Penguasa Cenderung Tak Netral di Pilpres 2024, KPU dan Bawaslu Jangan Masuk Angin
jpnn.com, JAKARTA - Alumni SMA Jaringan Bersama Indonesia (ASJBI) menyambangi Kantor Badan Pengawas Pemilu (Bawaslu) RI di Jakarta Pusat, Rabu (31/1). Pada kesempatan itu, ASJBI meminta Bawaslu dan Komisi Pemilihan Umum (KPU) agar bersikap profesional mengingat ada kecenderungan penguasa tidak netral di Pilpres 2024 ini.
Koordinator Komite Pemilu Jurdil-ASJBI Nanda Abraham mengatakan Bawaslu harus lugas, adil, dan efektif dalam mengawasi dan menindaklanjuti ke ranah penindakan hukum atas setiap pelanggaran kepemiluan itu.
"Ini penting, karena menyangkut legitimasi hasil pemilu dan kepercayaan publik.

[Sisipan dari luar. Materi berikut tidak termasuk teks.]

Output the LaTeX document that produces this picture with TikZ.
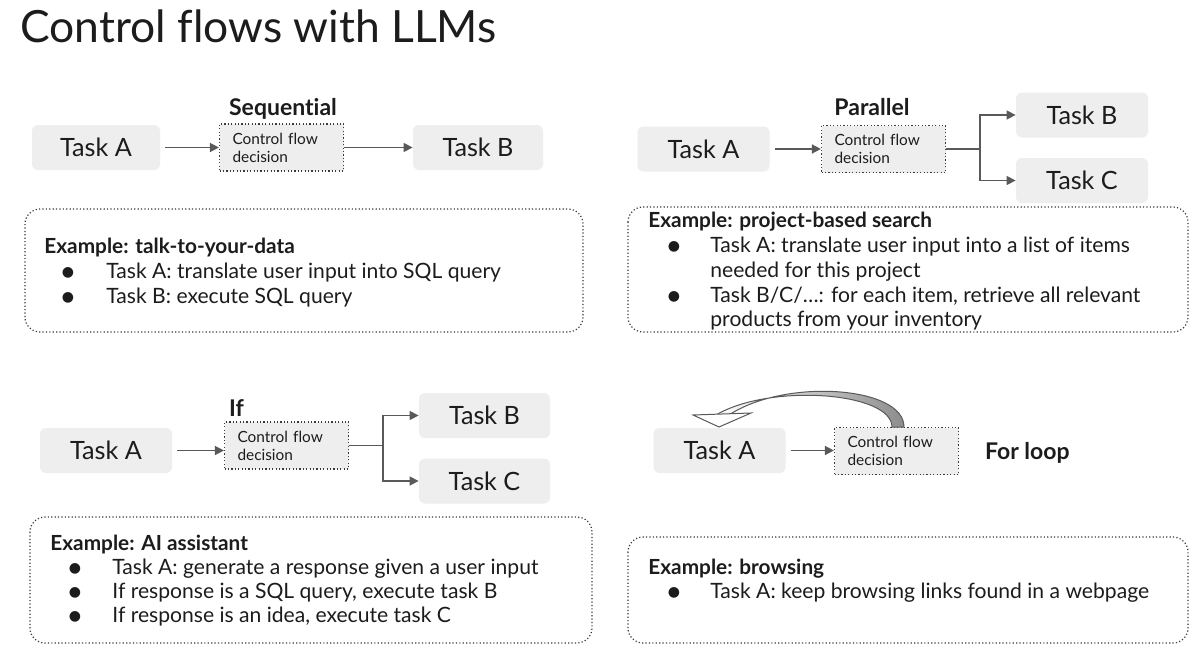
\documentclass[tikz,border=0pt]{standalone}
\usepackage{fontspec}
\setmainfont{Lato}[Ligatures={NoCommon}]
\newfontfamily\symfont{DejaVu Sans}
\usetikzlibrary{arrows.meta}
\definecolor{boxgray}{HTML}{EEEEEE}
\definecolor{arrgray}{HTML}{595959}
\definecolor{txt}{HTML}{1C1C1C}
\definecolor{dotgray}{HTML}{3A3A3A}
\begin{document}
\begin{tikzpicture}[x=0.5pt,y=-0.5pt,
  every node/.style={text=txt},
  taskbox/.style={fill=boxgray, rounded corners=3pt, minimum width=66pt, minimum height=22.5pt, inner sep=0pt, font=\fontsize{12.6}{15}\selectfont},
  ctrlbox/.style={fill=boxgray, draw=dotgray, line width=0.6pt, dash pattern=on 0.6pt off 1.1pt, minimum height=23.5pt, text width=49pt, inner xsep=6.5pt, inner ysep=0pt, align=left, font=\fontsize{7.7}{9}\selectfont},
  examplebox/.style={draw=dotgray, line width=0.6pt, dash pattern=on 0.6pt off 1.1pt, rounded corners=7.5pt},
  heading/.style={anchor=base, font=\bfseries\fontsize{11.5}{14}\selectfont},
  exhead/.style={anchor=base west, inner sep=0pt, font=\bfseries\fontsize{10.4}{12}\selectfont},
  item/.style={anchor=base west, inner sep=0pt, font=\fontsize{10.55}{12}\selectfont},
  bul/.style={anchor=center, inner sep=0pt, yshift=2.8pt, font=\symfont\fontsize{7}{8}\selectfont},
  flow/.style={draw=arrgray, line width=0.75pt, -{Triangle[length=4.5pt, width=4.5pt]}},
  flowline/.style={draw=arrgray, line width=0.75pt}
]
\useasboundingbox (0,0) rectangle (1200,653);
\fill[white] (0,0) rectangle (1200,653);

% Title
\node[anchor=base west, inner sep=0pt, font=\fontsize{22.2}{26}\selectfont] (title) at (20,42) {Control flows with LLMs};

% ---------------- Sequential ----------------
\node[heading] (seqh) at (283,115) {Sequential};
\node[taskbox, minimum width=64pt] (sa) at (96,147.5) {Task A};
\node[ctrlbox] (sc) at (281.5,147.5) {Control flow\\decision};
\node[taskbox, minimum width=65pt] (sb) at (478,147.5) {Task B};
\draw[flow, shorten <=2.5pt] (sa.east) -- (sc.west);
\draw[flow] (sc.east) -- (sb.west);
\draw[examplebox] (25,209) rectangle (583,332);
\node[exhead] (seqex) at (44,253) {Example: talk-to-your-data};
\node[bul] (sb1) at (68,278) {●};
\node[item] (si1) at (106,278) {Task A: translate user input into SQL query};
\node[bul] (sb2) at (68,303) {●};
\node[item] (si2) at (106,303) {Task B: execute SQL query};

% ---------------- Parallel ----------------
\node[heading] (parh) at (872,115) {Parallel};
\node[taskbox] (pa) at (703.5,149) {Task A};
\node[ctrlbox] (pc) at (883.5,149) {Control flow\\decision};
\node[taskbox] (pb) at (1082,115) {Task B};
\node[taskbox] (pcc) at (1082,180.5) {Task C};
\coordinate (pj) at (980,149);
\draw[flow, shorten <=2.5pt] (pa.east) -- (pc.west);
\draw[flowline] (pc.east) -- (pj);
\draw[flow] (pj) |- (pb.west);
\draw[flow] (pj) |- (pcc.west);
\draw[examplebox] (628,207) rectangle (1188,332);
\node[exhead] (parex) at (648,227) {Example: project-based search};
\node[bul] (pb1) at (674,252) {●};
\node[item] (pi1) at (710,252) {Task A: translate user input into a list of items};
\node[item] (pi1b) at (710,277) {needed for this project};
\node[bul] (pb2) at (674,302) {●};
\node[item] (pi2) at (710,302) {Task B/C/…: for each item, retrieve all relevant};
\node[item] (pi2b) at (710,326) {products from your inventory};

% ---------------- If ----------------
\node[heading, anchor=base west] (ifh) at (222,416) {If};
\node[taskbox] (ia) at (106,450.5) {Task A};
\node[ctrlbox] (ic) at (286.5,445.5) {Control flow\\decision};
\node[taskbox, minimum width=65.5pt] (ib) at (484.5,415.5) {Task B};
\node[taskbox, minimum width=65.5pt] (icc) at (484.5,481) {Task C};
\coordinate (ij) at (383,445.5);
\draw[flow, shorten <=2.5pt] (ia.east) -- (ic.west |- ia.east);
\draw[flowline] (ic.east) -- (ij);
\draw[flow] (ij) |- (ib.west);
\draw[flow] (ij) |- (icc.west);
\draw[examplebox] (30,517) rectangle (592,643);
\node[exhead] (ifex) at (50,550) {Example: AI assistant};
\node[bul] (ib1) at (75,574) {●};
\node[item] (ii1) at (112,574) {Task A: generate a response given a user input};
\node[bul] (ib2) at (75,598) {●};
\node[item] (ii2) at (112,598) {If response is a SQL query, execute task B};
\node[bul] (ib3) at (75,622) {●};
\node[item] (ii3) at (112,622) {If response is an idea, execute task C};

% ---------------- For loop ----------------
\node[taskbox] (la) at (719.5,450.5) {Task A};
\node[ctrlbox] (lc) at (896.5,451) {Control flow\\decision};
\node[heading, anchor=base west] (looph) at (978,459) {For loop};
\draw[flow, shorten <=2.5pt] (la.east) -- (lc.west |- la.east);
% curved block arrow from the decision back to Task A
\draw[draw=arrgray, line width=0.5pt, left color=white, right color=black!45]
  (904,427) .. controls (904,386) and (785,378) .. (729,415)
  -- (716,415) .. controls (770,383) and (892,392) .. (892,427) -- cycle;
\draw[draw=arrgray, line width=0.5pt, fill=white]
  (693,415) -- (751,413) -- (719,427) -- cycle;
\draw[examplebox] (628,537) rectangle (1188,643);
\node[exhead] (loopex) at (648,574) {Example: browsing};
\node[bul] (lb1) at (674,598) {●};
\node[item] (li1) at (710,598) {Task A: keep browsing links found in a webpage};
\end{tikzpicture}
\end{document}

Pemilu yang jujur dan adil adalah prasyarat tegaknya demokrasi. Namun, proses Pemilu-Pilpres 2024, terlihat semakin tidak demokratis. Sejumlah kasus kecurangan dan intimidasi mewarnai proses pelaksanaannya. Dari pencabutan baliho, tekanan dan kekerasan terhadap sukarelawan, pengiriman surat suara, termasuk fenomena ketidaknetralan aparat negara dan presiden," kata dia di Gedung Bawaslu.

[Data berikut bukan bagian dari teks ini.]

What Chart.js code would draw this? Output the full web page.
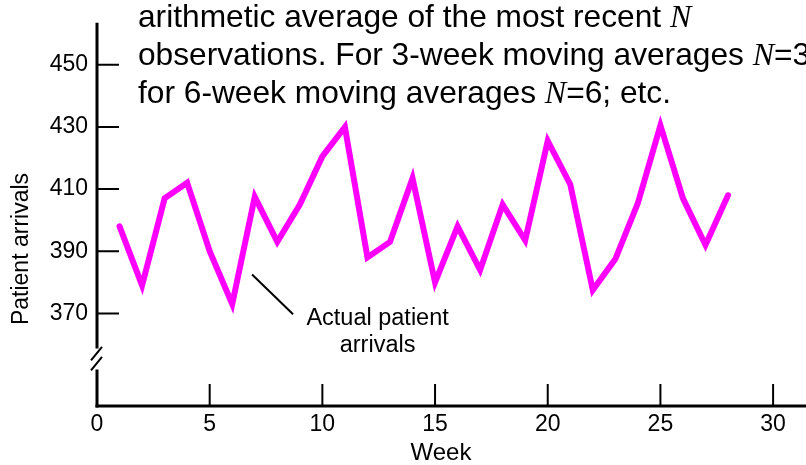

Nanda menegaskan hak pilih warga harus dihormati dan dijunjung tinggi, serta ada kepastian proses pemilu termasuk pada tahapan penghitungan suara berlangsung dengan transparan serta bebas dari praktik curang. Perlu ada jaminan setiap suara pemilih dilindungi dan dihitung dengan benar.
Karena itu, lanjut Nanda, Bawaslu wajib menjunjung asas pemilu jurdil, independen dan non-partisan, seimbang dan tidak berpihak.

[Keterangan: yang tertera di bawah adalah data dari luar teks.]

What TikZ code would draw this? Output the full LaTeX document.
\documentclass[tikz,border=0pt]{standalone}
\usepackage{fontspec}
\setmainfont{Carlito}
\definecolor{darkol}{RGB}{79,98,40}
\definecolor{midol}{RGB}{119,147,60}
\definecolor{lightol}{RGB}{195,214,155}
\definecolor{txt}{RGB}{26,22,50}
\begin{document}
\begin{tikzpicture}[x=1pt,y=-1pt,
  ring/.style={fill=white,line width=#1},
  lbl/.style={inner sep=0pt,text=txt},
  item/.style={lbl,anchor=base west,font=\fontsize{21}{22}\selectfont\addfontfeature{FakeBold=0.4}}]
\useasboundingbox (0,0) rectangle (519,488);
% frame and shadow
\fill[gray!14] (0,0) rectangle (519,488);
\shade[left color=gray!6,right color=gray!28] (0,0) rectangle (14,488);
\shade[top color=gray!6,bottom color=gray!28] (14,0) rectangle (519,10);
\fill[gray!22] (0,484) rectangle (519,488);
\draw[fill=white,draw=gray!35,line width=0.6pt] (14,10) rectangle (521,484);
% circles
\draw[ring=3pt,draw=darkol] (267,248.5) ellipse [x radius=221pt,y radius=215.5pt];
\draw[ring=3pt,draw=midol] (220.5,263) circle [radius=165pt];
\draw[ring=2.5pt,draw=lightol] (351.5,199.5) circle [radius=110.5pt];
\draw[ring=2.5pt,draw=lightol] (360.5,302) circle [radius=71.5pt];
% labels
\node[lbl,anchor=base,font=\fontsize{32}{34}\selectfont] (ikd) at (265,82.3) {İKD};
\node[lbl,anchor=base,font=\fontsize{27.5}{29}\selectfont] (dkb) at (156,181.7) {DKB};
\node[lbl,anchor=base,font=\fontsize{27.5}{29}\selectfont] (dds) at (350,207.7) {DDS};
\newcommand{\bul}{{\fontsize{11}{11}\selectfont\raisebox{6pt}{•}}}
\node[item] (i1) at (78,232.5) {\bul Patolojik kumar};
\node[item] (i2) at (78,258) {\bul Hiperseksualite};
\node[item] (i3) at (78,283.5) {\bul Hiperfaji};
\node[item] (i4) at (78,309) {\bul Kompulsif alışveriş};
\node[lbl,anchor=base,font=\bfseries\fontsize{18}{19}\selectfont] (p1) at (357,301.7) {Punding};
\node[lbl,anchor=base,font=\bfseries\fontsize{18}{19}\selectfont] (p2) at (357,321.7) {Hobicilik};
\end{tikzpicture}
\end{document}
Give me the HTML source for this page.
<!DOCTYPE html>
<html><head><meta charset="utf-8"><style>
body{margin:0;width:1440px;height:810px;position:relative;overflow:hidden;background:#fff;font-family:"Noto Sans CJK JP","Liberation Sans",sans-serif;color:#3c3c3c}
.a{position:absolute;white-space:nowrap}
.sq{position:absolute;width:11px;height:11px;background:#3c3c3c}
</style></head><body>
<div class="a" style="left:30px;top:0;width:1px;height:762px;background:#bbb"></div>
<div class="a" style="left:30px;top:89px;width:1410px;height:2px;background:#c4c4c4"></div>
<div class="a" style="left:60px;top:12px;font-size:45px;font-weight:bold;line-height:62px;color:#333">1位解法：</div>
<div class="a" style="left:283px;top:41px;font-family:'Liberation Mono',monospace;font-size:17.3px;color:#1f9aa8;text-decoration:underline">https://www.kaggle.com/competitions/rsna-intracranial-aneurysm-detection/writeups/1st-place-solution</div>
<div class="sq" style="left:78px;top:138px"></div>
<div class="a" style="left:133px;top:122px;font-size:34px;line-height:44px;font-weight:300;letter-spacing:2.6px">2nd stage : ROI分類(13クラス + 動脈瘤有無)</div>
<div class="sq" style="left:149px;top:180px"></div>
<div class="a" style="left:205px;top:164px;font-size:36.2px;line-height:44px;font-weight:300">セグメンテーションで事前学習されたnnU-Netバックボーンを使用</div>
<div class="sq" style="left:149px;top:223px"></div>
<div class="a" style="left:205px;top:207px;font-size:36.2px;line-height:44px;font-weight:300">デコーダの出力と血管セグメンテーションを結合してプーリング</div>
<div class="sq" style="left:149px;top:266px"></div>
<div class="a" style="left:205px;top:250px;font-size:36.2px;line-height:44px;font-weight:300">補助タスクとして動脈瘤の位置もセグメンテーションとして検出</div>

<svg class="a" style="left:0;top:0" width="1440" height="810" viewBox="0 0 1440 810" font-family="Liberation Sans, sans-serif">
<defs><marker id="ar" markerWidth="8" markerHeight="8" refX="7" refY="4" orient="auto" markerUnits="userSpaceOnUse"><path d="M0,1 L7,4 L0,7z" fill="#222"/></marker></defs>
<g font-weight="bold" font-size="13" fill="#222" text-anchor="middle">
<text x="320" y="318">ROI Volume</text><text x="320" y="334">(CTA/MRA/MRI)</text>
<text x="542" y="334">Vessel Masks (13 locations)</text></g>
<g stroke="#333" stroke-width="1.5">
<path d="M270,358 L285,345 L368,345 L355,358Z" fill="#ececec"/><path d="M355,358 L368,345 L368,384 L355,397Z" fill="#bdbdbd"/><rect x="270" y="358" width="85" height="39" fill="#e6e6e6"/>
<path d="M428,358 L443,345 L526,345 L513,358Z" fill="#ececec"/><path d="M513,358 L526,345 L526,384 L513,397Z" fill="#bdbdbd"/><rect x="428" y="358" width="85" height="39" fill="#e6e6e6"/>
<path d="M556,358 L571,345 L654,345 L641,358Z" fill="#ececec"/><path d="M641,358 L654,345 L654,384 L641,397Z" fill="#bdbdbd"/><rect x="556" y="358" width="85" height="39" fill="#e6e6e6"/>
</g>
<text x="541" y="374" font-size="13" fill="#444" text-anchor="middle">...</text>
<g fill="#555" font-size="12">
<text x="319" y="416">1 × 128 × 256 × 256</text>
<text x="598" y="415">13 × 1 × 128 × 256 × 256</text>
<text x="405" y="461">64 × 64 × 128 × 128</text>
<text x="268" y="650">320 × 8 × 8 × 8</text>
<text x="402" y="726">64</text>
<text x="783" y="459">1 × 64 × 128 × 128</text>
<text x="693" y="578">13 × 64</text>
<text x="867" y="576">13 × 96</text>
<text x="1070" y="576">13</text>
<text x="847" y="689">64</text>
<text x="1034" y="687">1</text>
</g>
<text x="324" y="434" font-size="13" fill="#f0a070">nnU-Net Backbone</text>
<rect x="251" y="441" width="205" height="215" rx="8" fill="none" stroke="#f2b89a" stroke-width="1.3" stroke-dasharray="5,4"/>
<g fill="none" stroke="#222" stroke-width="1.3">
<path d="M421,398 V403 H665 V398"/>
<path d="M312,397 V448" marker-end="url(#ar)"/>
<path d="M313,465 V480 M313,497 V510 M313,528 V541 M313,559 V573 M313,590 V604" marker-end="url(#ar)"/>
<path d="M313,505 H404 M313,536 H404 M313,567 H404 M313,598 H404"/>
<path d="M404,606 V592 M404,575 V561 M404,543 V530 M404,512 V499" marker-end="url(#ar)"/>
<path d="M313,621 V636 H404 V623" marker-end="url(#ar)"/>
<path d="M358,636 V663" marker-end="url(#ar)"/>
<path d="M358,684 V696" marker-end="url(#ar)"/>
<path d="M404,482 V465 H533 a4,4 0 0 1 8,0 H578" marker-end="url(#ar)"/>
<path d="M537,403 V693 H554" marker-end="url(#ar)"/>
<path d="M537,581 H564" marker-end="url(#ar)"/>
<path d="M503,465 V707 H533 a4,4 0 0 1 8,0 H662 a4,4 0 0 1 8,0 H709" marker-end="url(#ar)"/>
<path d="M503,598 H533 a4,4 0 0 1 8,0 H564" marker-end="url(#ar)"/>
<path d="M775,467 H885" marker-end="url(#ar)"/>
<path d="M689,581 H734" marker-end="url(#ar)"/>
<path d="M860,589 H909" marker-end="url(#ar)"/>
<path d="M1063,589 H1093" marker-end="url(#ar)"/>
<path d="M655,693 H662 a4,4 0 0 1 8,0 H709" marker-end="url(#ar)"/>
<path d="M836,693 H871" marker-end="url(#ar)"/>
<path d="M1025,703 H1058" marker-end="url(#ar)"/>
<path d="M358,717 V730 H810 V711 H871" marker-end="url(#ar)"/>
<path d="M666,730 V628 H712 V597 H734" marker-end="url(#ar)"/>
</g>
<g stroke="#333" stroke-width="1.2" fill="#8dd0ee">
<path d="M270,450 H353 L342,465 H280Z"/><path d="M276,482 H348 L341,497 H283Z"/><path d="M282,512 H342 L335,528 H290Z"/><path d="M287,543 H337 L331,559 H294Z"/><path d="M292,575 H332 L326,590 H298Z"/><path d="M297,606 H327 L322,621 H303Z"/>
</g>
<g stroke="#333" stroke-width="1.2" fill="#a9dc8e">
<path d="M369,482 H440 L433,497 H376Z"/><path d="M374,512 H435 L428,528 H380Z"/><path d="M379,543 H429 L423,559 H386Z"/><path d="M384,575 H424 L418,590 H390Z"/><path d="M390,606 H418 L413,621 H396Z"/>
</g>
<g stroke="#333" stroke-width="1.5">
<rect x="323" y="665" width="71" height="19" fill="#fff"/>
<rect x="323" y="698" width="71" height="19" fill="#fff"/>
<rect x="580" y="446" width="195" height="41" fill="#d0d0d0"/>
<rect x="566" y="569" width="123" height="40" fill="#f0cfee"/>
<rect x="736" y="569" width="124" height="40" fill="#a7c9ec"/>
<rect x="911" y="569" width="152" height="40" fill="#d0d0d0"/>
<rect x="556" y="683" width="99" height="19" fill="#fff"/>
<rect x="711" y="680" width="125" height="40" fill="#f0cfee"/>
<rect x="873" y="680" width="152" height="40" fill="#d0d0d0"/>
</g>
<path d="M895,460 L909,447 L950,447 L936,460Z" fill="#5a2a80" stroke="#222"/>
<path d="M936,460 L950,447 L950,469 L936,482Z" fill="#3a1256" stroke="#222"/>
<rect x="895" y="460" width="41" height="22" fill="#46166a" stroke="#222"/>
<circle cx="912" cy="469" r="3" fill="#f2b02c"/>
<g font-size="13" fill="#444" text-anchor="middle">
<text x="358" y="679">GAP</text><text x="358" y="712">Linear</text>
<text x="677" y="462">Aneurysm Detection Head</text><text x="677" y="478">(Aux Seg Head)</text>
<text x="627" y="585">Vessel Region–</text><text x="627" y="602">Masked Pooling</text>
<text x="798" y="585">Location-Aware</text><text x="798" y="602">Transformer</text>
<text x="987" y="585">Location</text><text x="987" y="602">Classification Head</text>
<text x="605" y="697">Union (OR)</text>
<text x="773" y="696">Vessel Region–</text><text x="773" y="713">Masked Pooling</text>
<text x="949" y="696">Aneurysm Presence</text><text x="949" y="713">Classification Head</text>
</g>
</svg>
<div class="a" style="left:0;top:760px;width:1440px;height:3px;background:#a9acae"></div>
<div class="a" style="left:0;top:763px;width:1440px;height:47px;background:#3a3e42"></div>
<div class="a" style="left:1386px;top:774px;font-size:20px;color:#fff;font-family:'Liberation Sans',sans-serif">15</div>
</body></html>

Selain itu, Bawaslu juga harus membuka akses dan menyediakan informasi terkait pengawasan dan langkah penindakan terhadap pelanggaran dalam proses Pemilu, dari sejak pendaftaran pemilih, mekanisme pemungutan suara, hingga penghitungan hasil pemilu.
Kemudian, Bawaslu harus mengawasi keamanan dalam pengelolaan data pemilih dan sistem elektronik untuk mencegah peretasan, manipulasi informasi, pencurian data, serta penyalahgunaan suara.
"Melihat kecenderungan sikap tidak netral kekuasaan, KPU dan Bawaslu harus memastikan pelaksanaan dan pengawasan utamanya ditujukan kepada presiden, menteri, aparat keamanan, kepolisian, dan ASN agar bersikap netral, terkait pernyataan kontroversial presiden yang jelas akan memihak dan berkampanye untuk Paslon capres-cawapres tertentu," jelas Nanda.